Wednesday, February 15, 2012

I'm armed with the past and the will and a brick...

The word of the day (usually posted at the END of the post. I don't want to bore everyone with edu-ma-cational bilge and all) is peripeteia--an unexpected reversal of circumstances or situation, especially in a literary work. The mythological influence of a former student (yes, YOU, sir Perseus) notwithstanding, I am tempted to call it Serendipity at work. Last night, I railed and ranted and shook my teeny, ineffectual fists at the sky (and I do mean teeny. Seriously...you'd think I was a carny). I've been sick for about three weeks. You know how I get at least one HUGE sick "episode" a year, and it's usually because my relationship with my body takes on a "casual strangers" type of feel--I don't sleep enough, I don't eat well, etc.-- and it turns into a scene from Fatal Attraction..."I will not be IGNORED, Patricia!!" whilst anxiously clutching a kitchen knife. Sometimes, the only way it can get my attention is by shutting down.

uh oh...digression.

*ahem* (the cough is NOT fake. I am suppressing what can only be described as "mentholated tubercular hacking")

So anyhow...I suffered through ANOTHER day of
zombified faces carrying the rigor mortis of stupefied boredom (we're winding down our last few weeks before NO CHILD GETS LEFT BEHIND <snicker snicker>, and the lessons seem to be all test prep) ANOTHER argument with an only partially interested participant about why I "shouldn't, y'know, like, complain, and should be, like, grateful to have a job-n-stuff" (I AM, and if he had been in my class, I would force him to speak more articulately...y'know?), and was walking out the door. In my mailbox, a delicate slip of paper, the most genTEEL shade of pink. GASP! Could it be? Rapture! I had NOT been forgotten on Valentine's Day!

Wrong.

It wasn't for me. It was for the guy whose mailbox is next to mine, though I can see how the mistake had been made. It read, "Mr B_______, You are the BEST English teacher, and I am SO glad I got you and not Ms. B____!!" Evidently, Cupid saw my name on the paper and assumed it had been written
TO me and not ABOUT me.

Sigh.

I did ol' Cupid a solid and dropped the paper in the right mailbox, now with a Charlie Brown-Eeyore-
esque raincloud following me out the door.
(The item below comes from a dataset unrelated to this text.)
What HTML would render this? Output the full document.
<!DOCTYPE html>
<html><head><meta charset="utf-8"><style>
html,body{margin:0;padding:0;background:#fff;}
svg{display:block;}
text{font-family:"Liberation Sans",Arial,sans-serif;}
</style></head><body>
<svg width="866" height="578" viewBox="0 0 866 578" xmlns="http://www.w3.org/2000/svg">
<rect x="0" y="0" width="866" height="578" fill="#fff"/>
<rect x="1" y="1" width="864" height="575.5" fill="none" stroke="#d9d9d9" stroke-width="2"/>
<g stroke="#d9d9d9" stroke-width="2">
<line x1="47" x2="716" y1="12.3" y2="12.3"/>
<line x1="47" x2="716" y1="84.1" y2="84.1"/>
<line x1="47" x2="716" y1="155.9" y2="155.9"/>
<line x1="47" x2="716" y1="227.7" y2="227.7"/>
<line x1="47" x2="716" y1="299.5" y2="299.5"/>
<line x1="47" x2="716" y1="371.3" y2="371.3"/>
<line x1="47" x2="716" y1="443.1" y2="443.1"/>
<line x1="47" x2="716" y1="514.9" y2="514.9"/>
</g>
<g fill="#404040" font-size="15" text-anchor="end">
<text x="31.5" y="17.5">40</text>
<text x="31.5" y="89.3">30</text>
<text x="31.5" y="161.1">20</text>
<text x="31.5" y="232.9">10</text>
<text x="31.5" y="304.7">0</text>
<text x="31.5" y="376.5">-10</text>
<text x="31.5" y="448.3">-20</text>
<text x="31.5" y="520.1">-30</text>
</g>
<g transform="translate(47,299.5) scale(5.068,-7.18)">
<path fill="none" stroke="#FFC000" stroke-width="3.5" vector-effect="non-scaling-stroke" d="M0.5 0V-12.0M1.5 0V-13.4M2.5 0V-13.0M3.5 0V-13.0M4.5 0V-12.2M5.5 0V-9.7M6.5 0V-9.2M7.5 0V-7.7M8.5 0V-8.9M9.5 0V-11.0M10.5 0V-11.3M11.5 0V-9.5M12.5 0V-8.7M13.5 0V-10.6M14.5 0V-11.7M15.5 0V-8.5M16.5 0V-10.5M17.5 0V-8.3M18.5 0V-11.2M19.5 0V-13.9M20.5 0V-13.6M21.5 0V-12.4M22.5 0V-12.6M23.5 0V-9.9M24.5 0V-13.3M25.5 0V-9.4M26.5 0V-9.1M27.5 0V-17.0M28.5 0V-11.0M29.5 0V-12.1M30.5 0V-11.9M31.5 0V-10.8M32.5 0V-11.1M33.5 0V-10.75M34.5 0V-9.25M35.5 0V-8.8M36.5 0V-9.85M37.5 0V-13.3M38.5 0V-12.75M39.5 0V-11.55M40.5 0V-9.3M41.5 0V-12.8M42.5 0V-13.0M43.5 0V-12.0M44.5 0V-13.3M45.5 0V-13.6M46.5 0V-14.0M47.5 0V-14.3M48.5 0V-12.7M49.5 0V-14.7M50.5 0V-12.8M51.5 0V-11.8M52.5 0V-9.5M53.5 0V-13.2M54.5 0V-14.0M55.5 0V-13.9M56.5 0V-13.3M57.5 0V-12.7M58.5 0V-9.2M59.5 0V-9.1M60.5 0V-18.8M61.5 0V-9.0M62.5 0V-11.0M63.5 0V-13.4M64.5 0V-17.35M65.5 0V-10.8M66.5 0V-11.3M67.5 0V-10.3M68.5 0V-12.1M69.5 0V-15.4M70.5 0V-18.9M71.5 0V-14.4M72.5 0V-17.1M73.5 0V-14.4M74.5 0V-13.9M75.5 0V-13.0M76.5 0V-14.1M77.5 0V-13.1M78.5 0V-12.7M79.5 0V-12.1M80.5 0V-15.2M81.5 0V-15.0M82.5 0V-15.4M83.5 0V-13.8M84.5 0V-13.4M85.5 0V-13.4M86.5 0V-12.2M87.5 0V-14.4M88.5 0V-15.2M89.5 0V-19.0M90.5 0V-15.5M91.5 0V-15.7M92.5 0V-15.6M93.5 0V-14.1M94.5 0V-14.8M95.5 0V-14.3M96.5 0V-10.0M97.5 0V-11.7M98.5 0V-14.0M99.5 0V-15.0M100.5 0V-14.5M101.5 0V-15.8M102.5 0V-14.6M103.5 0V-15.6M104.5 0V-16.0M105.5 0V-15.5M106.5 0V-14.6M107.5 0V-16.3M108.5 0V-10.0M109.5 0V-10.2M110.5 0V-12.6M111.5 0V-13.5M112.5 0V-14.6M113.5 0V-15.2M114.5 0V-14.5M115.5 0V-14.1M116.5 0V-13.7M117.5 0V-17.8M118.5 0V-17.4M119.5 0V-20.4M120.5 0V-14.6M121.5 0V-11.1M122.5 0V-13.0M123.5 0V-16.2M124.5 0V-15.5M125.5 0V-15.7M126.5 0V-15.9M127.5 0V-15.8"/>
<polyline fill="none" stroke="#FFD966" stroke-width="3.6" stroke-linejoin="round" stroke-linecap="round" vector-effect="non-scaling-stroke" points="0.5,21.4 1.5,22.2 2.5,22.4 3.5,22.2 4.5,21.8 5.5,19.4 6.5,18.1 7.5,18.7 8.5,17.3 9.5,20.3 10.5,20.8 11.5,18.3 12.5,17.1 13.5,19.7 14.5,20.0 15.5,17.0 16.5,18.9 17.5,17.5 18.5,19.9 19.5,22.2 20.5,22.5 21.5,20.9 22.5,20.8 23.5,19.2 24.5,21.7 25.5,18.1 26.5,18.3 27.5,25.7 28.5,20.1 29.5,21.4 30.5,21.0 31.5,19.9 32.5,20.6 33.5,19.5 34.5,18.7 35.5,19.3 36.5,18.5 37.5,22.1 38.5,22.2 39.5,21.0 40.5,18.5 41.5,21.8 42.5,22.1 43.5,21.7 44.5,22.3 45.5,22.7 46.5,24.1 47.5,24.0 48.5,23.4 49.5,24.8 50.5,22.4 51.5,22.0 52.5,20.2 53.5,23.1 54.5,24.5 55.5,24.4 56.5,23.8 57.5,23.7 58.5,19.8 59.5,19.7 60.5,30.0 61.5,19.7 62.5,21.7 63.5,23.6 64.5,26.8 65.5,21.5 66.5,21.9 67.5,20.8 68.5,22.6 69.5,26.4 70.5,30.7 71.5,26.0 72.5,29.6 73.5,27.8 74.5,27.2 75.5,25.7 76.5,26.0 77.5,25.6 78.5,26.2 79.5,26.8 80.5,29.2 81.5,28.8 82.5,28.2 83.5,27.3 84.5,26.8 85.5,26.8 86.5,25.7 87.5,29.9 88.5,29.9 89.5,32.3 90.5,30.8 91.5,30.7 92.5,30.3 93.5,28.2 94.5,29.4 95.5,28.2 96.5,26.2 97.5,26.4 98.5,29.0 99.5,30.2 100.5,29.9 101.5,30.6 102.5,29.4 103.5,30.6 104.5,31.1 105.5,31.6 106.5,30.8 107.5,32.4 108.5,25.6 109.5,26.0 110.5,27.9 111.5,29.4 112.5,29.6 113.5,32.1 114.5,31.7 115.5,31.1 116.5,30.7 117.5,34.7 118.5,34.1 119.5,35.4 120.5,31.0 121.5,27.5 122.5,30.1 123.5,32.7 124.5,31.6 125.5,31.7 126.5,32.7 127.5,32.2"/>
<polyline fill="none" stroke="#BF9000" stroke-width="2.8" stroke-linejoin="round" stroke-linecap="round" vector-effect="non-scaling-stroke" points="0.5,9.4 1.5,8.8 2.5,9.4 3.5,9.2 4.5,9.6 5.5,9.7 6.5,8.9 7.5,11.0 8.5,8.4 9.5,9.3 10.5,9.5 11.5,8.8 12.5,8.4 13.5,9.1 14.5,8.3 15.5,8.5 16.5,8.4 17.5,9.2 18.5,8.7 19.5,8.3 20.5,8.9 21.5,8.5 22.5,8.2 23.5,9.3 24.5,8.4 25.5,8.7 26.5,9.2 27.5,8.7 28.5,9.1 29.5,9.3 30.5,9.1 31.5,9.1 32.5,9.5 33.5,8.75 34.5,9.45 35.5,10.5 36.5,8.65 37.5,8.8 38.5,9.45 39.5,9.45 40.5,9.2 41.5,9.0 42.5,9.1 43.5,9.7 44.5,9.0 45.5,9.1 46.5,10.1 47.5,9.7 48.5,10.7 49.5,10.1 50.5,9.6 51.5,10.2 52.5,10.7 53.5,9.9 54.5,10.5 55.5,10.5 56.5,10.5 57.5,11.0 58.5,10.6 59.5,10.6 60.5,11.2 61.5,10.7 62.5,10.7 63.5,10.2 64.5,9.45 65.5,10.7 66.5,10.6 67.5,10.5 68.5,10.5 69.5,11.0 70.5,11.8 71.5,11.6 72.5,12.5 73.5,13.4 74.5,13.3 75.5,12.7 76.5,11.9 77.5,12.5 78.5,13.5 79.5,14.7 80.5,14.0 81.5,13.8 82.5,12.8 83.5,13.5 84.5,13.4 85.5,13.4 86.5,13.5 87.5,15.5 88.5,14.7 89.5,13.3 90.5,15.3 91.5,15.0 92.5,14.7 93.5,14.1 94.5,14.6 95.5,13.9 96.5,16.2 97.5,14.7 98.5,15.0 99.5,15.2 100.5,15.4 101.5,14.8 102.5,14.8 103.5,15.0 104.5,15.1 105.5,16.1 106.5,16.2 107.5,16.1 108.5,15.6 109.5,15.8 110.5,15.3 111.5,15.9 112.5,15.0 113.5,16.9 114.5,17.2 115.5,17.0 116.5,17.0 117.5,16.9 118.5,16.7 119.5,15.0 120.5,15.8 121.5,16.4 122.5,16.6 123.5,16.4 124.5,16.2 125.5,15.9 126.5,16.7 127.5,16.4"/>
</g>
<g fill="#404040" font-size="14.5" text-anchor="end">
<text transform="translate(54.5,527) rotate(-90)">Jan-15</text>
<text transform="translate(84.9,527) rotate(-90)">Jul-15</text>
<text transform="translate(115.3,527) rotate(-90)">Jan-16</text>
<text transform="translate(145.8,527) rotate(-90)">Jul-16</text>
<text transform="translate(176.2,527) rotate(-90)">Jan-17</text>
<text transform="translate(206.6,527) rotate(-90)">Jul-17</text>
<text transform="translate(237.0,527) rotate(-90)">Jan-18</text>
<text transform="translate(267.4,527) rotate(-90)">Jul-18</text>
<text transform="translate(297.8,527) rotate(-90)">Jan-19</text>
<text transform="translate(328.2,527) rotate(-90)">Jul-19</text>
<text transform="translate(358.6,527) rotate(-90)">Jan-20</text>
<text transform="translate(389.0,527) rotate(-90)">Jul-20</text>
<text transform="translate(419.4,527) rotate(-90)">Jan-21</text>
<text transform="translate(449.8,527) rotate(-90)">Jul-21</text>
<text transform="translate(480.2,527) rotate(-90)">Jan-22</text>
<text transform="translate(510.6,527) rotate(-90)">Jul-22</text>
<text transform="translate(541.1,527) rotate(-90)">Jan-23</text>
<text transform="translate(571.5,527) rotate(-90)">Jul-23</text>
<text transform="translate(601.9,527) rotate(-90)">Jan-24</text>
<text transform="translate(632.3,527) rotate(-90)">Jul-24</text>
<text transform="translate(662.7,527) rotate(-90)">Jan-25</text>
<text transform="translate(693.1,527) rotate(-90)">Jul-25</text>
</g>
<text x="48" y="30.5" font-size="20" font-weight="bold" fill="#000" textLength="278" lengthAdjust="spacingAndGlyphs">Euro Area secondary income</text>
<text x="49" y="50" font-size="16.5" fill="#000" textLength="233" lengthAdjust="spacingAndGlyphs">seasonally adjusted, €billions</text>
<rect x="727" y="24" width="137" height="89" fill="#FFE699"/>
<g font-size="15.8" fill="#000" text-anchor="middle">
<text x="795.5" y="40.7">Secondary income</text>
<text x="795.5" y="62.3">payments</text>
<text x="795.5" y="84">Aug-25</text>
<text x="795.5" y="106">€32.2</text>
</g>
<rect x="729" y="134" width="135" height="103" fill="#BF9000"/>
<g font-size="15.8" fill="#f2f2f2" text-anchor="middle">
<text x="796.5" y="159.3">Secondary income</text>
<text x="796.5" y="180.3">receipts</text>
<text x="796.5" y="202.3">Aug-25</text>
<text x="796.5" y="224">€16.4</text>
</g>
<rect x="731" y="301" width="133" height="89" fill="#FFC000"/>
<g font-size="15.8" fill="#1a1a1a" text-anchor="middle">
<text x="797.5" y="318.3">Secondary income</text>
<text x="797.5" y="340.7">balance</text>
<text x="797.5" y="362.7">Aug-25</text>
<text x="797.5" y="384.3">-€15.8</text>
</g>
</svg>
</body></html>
On the way, I ran into our Union rep (I know, I know, Unions/thugs/goons/etc. Mea Culpa). To make a long story short, budget crises (plural) dictate that, for the fifth straight year in a row, my salary is going to be cut again. So I packed up myself, my diphtheria, my shattered ego, my abject poverty, my eight ba-ZILLION ungraded papers, and my coffee cup and drove home to sulk, convalesce, fester, fume, and grade.

After congested sleep plagued by chest rattles and interrupted by recurring dreams of suffocation each time my nasal spray wore off, I was, suffice it to say, tepid about going in to work today. I had a lesson planned about Elizabethan sonnets and how to write 'em. Good times. At the end of my fourth period class, a shy but BRILL--
EEE-YANT girl approached and handed me a slip of paper...
of the same
genteel
pink.

Understandably, I turned it over with as much enthusiasm as if it were a court summons. On it she had written, "because you deserve it". It was a simple gesture and a brief message but, to borrow a line, "it turned the etch-a-sketch of my day upside down and shook it, and suddenly made everything else worth it".
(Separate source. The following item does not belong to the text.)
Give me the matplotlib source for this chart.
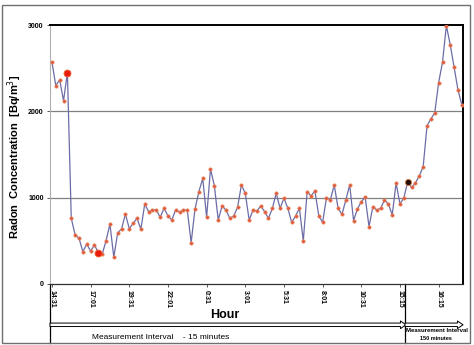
import matplotlib.pyplot as plt
from matplotlib.patches import Rectangle

plt.rcParams['font.family'] = ['Liberation Sans', 'DejaVu Sans']

# radon readings, one per interval (15 min, then 150 min after 15:15)
radon = [
    2572, 2298, 2364, 2124, 2448, 761, 568, 530, 374, 463,
    382, 452, 363, 344, 502, 695, 309, 594, 637, 811,
    641, 703, 761, 634, 927, 838, 857, 857, 773, 877,
    788, 742, 857, 831, 857, 857, 479, 869, 1070, 1224,
    773, 1333, 1139, 742, 904, 857, 761, 788, 888, 1147,
    1051, 742, 857, 846, 904, 838, 761, 877, 1051, 877,
    993, 877, 715, 788, 877, 498, 1070, 1020, 1078, 792,
    715, 1001, 973, 1147, 877, 807, 973, 1147, 734, 869,
    954, 1004, 665, 896, 857, 877, 973, 927, 800, 1170,
    927, 997, 1182, 1120, 1170, 1253, 1359, 1834, 1912, 1985,
    2333, 2569, 2993, 2769, 2511, 2248, 2074,
]
tick_idx = [0, 10, 20, 30, 40, 50, 60, 70, 80, 90, 100]
tick_labels = ["14:31", "17:01", "19:31", "22:01", "0:31", "3:01",
               "5:31", "8:01", "10:31", "15:15", "16:15"]
y_ticks = [0, 1000, 2000, 3000]
big_red = [4, 12]
big_dark = [92]
split_idx = 91.3

W, H = 474, 345


def fx(px):
    return px / W


def fy(py):
    return 1 - py / H


fig = plt.figure(figsize=(W / 100, H / 100), dpi=100)
ax = fig.add_axes([fx(50), fy(284), (463 - 50) / W, (284 - 25) / H])

x = list(range(len(radon)))
ax.plot(x, radon, color="#6c6ca8", lw=0.9, zorder=3)
ax.plot(x, radon, ls="none", marker="o", ms=2.4, mfc="#e05440",
        mec="#e8885a", mew=0.5, zorder=4)
ax.plot(big_red, [radon[i] for i in big_red], ls="none", marker="o",
        ms=5, mfc="#e81c0c", mec="#f06030", mew=0.6, zorder=5)
ax.plot(big_dark, [radon[i] for i in big_dark], ls="none", marker="o",
        ms=4.5, mfc="#201008", mec="#e08040", mew=0.6, zorder=5)

ax.set_xlim(-0.5, 106.3)
ax.set_ylim(0, 3000)
ax.set_yticks(y_ticks)
ax.set_yticklabels([str(v) for v in y_ticks], fontsize=5, fontweight="bold")
ax.set_xticks(tick_idx)
ax.set_xticklabels(tick_labels, rotation=270, fontsize=5, fontweight="bold",
                   va="top", ha="center")
ax.tick_params(axis="both", length=2.5, width=0.6, colors="#404040",
               labelcolor="black", pad=2)
for v in y_ticks[1:3]:
    ax.axhline(v, color="#808080", lw=0.9, zorder=1)

ax.spines["left"].set_color("#b0b0b0")
ax.spines["left"].set_linewidth(0.8)
ax.spines["bottom"].set_color("#303030")
ax.spines["bottom"].set_linewidth(0.9)
for s in ["top", "right"]:
    ax.spines[s].set_color("black")
    ax.spines[s].set_linewidth(1.4)

fig.text(fx(15), fy(157), "Radon  Concentration  [Bq/m$^3$]", rotation=90,
         ha="center", va="center", fontsize=8, fontweight="bold")
fig.text(fx(224.5), fy(315), "Hour", ha="center", va="center",
         fontsize=9, fontweight="bold")

# lower band: interval arrows and separators
xa = ax.get_xaxis_transform()
for xv in [-0.5, split_idx]:
    ax.plot([xv, xv], [0, -(343 - 284) / 259], transform=xa, color="black",
            lw=0.9, clip_on=False)

arrow = dict(arrowstyle="simple,head_length=0.4,head_width=0.55,tail_width=0.25",
             fc="white", ec="black", lw=0.7, mutation_scale=10,
             shrinkA=0, shrinkB=0)
ax.annotate("", xy=(fx(406), fy(324.8)), xytext=(fx(50), fy(324.8)),
            xycoords="figure fraction", arrowprops=arrow)
ax.annotate("", xy=(fx(463), fy(324.8)), xytext=(fx(405), fy(324.8)),
            xycoords="figure fraction", arrowprops=arrow)

fig.text(fx(161), fy(337.5), "Measurement Interval    - 15 minutes",
         ha="center", va="center", fontsize=6)
fig.text(fx(406), fy(331), "Measurement Interval", ha="left", va="center",
         fontsize=4.3, fontweight="bold")
fig.text(fx(436), fy(338.5), "150 minutes", ha="center", va="center",
         fontsize=4, fontweight="bold")

fig.patches.append(Rectangle((fx(2), fy(343)), (470 - 2) / W, (343 - 5) / H,
                             transform=fig.transFigure, fill=False,
                             ec="#707070", lw=1))

fig.savefig("out.png", dpi=100)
...she may never know the impact of that one clause...and a
SUBORDINATE clause at that. See today's word of the day at the top.

1 comment:

  1. Sometimes it is nice to hear some complements or reassurances from others that we are doing the right thing. But then, the most important reassurance is from our inner soul, you know that you are doing the right thing for your students and you can't possible go around and please everyone. I believe you are fine teacher and I wish my girls have you as their teacher!